For the right side, we need to integrate $$k \ln t$$ with respect to t. We can factor out the constant k. The integral of $$\ln t$$ is a standard result obtained using a technique called integration by parts in calculus:

$$\int k \ln t \, d t = k (t \ln t - t) + C_2$$

Equating the results from both sides and combining the constants of integration ($$C_1$$ and $$C_2$$) into a single constant C:

$$-\frac{1}{L} = k (t \ln t - t) + C$$

**step3 Solve for L**

Now, we rearrange the equation to solve for L. This will give us the general solution of the differential equation.

$$\frac{1}{L} = -(k (t \ln t - t) + C)$$

$$\frac{1}{L} = -k (t \ln t - t) - C$$

Then, we can take the reciprocal of both sides to find L:

$$L = \frac{1}{-k (t \ln t - t) - C}$$

For simplicity, we can define a new constant $$C_0 = -C$$.

$$L = \frac{1}{C_0 - k (t \ln t - t)}$$

**step4 Apply Initial Condition**

The problem provides an initial condition: $$L(1)=-1$$. This means when $$t=1$$, the value of L is $$-1$$. We substitute these values into our general solution to find the specific value of the constant $$C_0$$.

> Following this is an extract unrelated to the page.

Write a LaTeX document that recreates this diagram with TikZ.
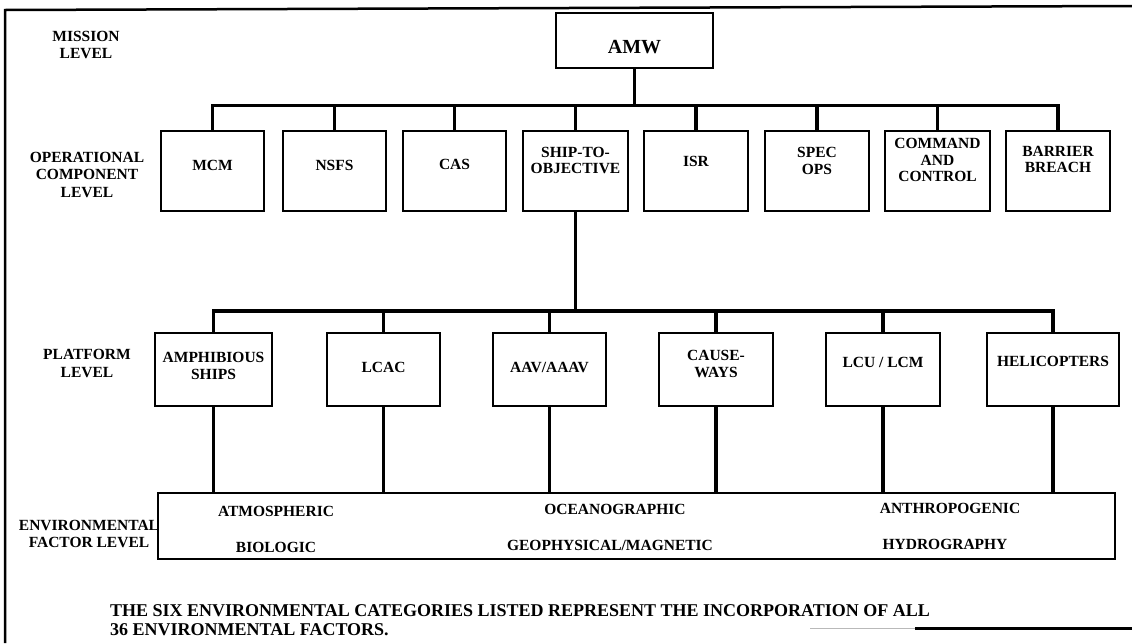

$$-1 = \frac{1}{C_0 - k (1 \ln 1 - 1)}$$

We know that the natural logarithm of 1 is 0 (i.e., $$\ln 1 = 0$$). Substitute this into the equation:

$$-1 = \frac{1}{C_0 - k (1 \cdot 0 - 1)}$$

$$-1 = \frac{1}{C_0 - k (0 - 1)}$$

$$-1 = \frac{1}{C_0 - k (-1)}$$

$$-1 = \frac{1}{C_0 + k}$$

Now, we can solve for the term $$(C_0 + k)$$:

$$C_0 + k = \frac{1}{-1}$$

$$C_0 + k = -1$$

Therefore, we can express $$C_0$$ in terms of k:

$$C_0 = -1 - k$$

**step5 Substitute Constant into General Solution**

Finally, substitute the determined value of $$C_0$$ back into the general solution for L obtained in Step 3. This will give us the particular solution that satisfies the given initial condition.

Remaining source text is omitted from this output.